I have now reached that point with Charles Dickens. This was the only one of his twelve major novels that I hadn't read, and while it isn't the best (that was Great Expectations), it is particularly interesting for the way in which it prefigures the themes and tropes of later and greater works. So not a bad one to end on.

Dickens is an unusual author in that he improved steadily with age. The early novels - The Pickwick Papers, Oliver Twist, Nicholas Nickleby, Barnaby Rudge, The Old Curiosity Shop and Martin Chuzzlewit - tend to rely on (dated) humour and undeveloped caricatures. Movement is a constant theme, with no situation lasting longer than 100 pages and no characters followed for more than a few chapters. A case in point here is the famous depiction of Wackford Squeers (surely one of the most inspired names in the whole of literature) and Dotheboys Hall, which is done and dusted in the first quarter of the book. Squeers does of course make subsequent reappearances but has no real agency of his own.

Another of the flaws in the early novels is the clean-cut distinction between the good guys and the bad. Here the main plot is a rather tiresome wicked uncle story, with Uncle Ralph - a clear try-out for Ebenezer Scrooge - making the lives of Nicholas, his sister Kate and their silly mother a misery. Though even he is not the most unpleasant character in the book; Sir Mulberry Hawk, a parasite who lives off rich lords, takes that honour.

As usual, the least believable characters are those drawn from real life. Squeers himself comes across as a caricature of a tight-fisted Yorkshireman but is apparently an amalgam of the schoolmasters whom Dickens met while researching the novel. The worst example, however, is the Cheeryble brothers, who are as nauseatingly benevolent as their name would suggest and who in real life would surely have ruined their business in very short order, but whom Dickens firmly proclaims are genuine.

Of the main characters, I have a soft spot for Nicholas himself, who while still a Victorian idealisation is unusually active for a Dickens hero and has an interesting habit of resorting to physical violence when faced with what he perceives as villainy. Though his duffing up of a puffed-up rival in Mr Crummles' theatrical troupe leaves a sour taste in the mouth. Interestingly this seems to have been deliberate - Dickens states that he was not meant to seem always "blameless or agreeable". So Nicholas is an early and primitive example of the flawed hero, a type that Dickens goes on to do rather better in Great Expectations.
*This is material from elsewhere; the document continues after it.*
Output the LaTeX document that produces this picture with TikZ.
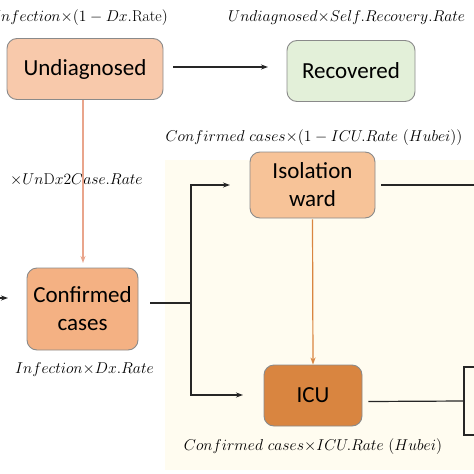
\RequirePackage{fix-cm}
\documentclass[tikz,border=0pt]{standalone}
\usepackage{fontspec}
\setsansfont{Carlito}
\usetikzlibrary{arrows.meta}
\definecolor{undx}{HTML}{F8C9AB}
\definecolor{recov}{HTML}{E3F0D9}
\definecolor{conf}{HTML}{F4B183}
\definecolor{iso}{HTML}{F7C398}
\definecolor{icu}{HTML}{D98540}
\definecolor{bord}{HTML}{8A8A8A}
\definecolor{salm}{HTML}{E9A58C}
\definecolor{orarr}{HTML}{D98540}
\definecolor{bgy}{HTML}{FFFCF0}
\tikzset{
  box/.style={draw=bord, line width=0.9pt, rounded corners=10pt, font=\sffamily\fontsize{23}{28}\selectfont, align=center, inner sep=0pt},
  lab/.style={font=\fontsize{15.7}{17}\selectfont, inner sep=0pt, text=black},
  blk/.style={draw=black!85, line width=1.2pt},
  arr/.style={-{Stealth[length=7pt,width=5pt]}},
}
\begin{document}
\begin{tikzpicture}[x=1pt,y=-1pt]
\useasboundingbox (0,0) rectangle (474,474);
\clip (0,0) rectangle (474,474);
\fill[bgy] (165,160) rectangle (474,470);
% boxes
\node[box, fill=undx, minimum width=156pt, minimum height=61pt] (und) at (85,69) {Undiagnosed};
\node[box, fill=recov, minimum width=128pt, minimum height=61pt] (rec) at (351,71) {Recovered};
\node[box, fill=conf, minimum width=111pt, minimum height=82pt] (conf) at (82.5,309) {Confirmed\\cases};
\node[box, fill=iso, minimum width=125pt, minimum height=66pt] (iso) at (312.5,185) {Isolation\\ward};
\node[box, fill=icu, minimum width=98pt, minimum height=61pt] (icu) at (313,395.5) {ICU};
% labels
\node[lab, anchor=east] (l1) at (168,18) {$Infection{\times}(1-Dx.\mathrm{Rate})$};
\node[lab, anchor=west] (l2) at (228,18) {$Undiagnosed{\times}Self.Recovery.Rate$};
\node[lab, anchor=west] (l3) at (10,180) {${\times}Un\mathrm{D}x2Case.Rate$};
\node[lab, anchor=west] (l4) at (15,370) {$Infection{\times}Dx.Rate$};
\node[lab] (l5) at (314,138) {$Confirmed\ cases{\times}(1-ICU.Rate\ (Hubei))$};
\node[lab] (l6) at (313,447) {$Confirmed\ cases{\times}ICU.Rate\ (Hubei)$};
% coordinates
\coordinate (inL) at (0,298);
\coordinate (inR) at (8,298);
\coordinate (spl) at (191,303);
\coordinate (isoOut) at (474,185);
\coordinate (br) at (464,401);
\coordinate (brT) at (474,367);
\coordinate (brB) at (474,435);
% connectors
\draw[blk, arr] (und.east) ++(10,-2) coordinate (ue) -- (268,67) coordinate (re);
\draw[salm, line width=1.2pt, arr] (und.south) ++(-2,0) coordinate (us) -- (83,263) coordinate (ct);
\draw[blk, arr] (inL) -- (inR);
\draw[blk] (conf.east) ++(12,-6) coordinate (ce) -- (spl);
\draw[blk, arr] (spl) |- (230,185) coordinate (isoIn);
\draw[blk, arr] (spl) |- (243,395) coordinate (icuIn);
\draw[blk] (iso.east) ++(6,0) coordinate (ie) -- (isoOut);
\draw[orarr, line width=1.2pt, arr] (iso.south) ++(0,1) coordinate (is) -- (icu.north);
\draw[blk] (icu.east) ++(6,6) coordinate (ice) -- (br);
\draw[blk] (brT) -| (br) |- (brB);
\end{tikzpicture}
\end{document}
Kate is a typical Dickens heroine - one area where he never did improve was in his portrayal of women - but does at least show some spirit and independence of thought. Smike, a simple minded youth whom Nicholas rescues from Dotheboys Hall, is clearly an early try-out for some of the innocent child characters that would appear in later novels.

Life among the caricatures is rather better. I particularly liked the the Kenwigses, a lower class family whose lionising of a rich elderly neighbour has absolutely nothing to do with the hope that he will leave large amounts of money to their children in his will. The portrayal of their poverty-stricken pride and social snobbery would seem cruel and demeaning were it not done with such obvious affection. Dickens was clearly aware of his duty to bring the trials of the poor to the attention of his largely middle-class audience.

The Crummles, the proprietors of a theatrical troupe that Nicholas joins after leaving Dotheboys Hall, are another affectionately cruel depiction, but illustrate the joy and also the most glaring flaws in this and the other early novels, which are the lack of thematic connection and the jarring changes of tone. It feels very like one of the Crummles' own shows - a series of music hall turns with something new every five minutes, tragedy one moment, comedy the next, with only the barest of plots to link them all together. What is interesting about Nicholas Nickleby, however, is the number of character types, themes and scenes that would be later be developed into fully fledged novels of their own. The book itself may be incoherent, but as a marker of Dickens' literary development it is fascinating.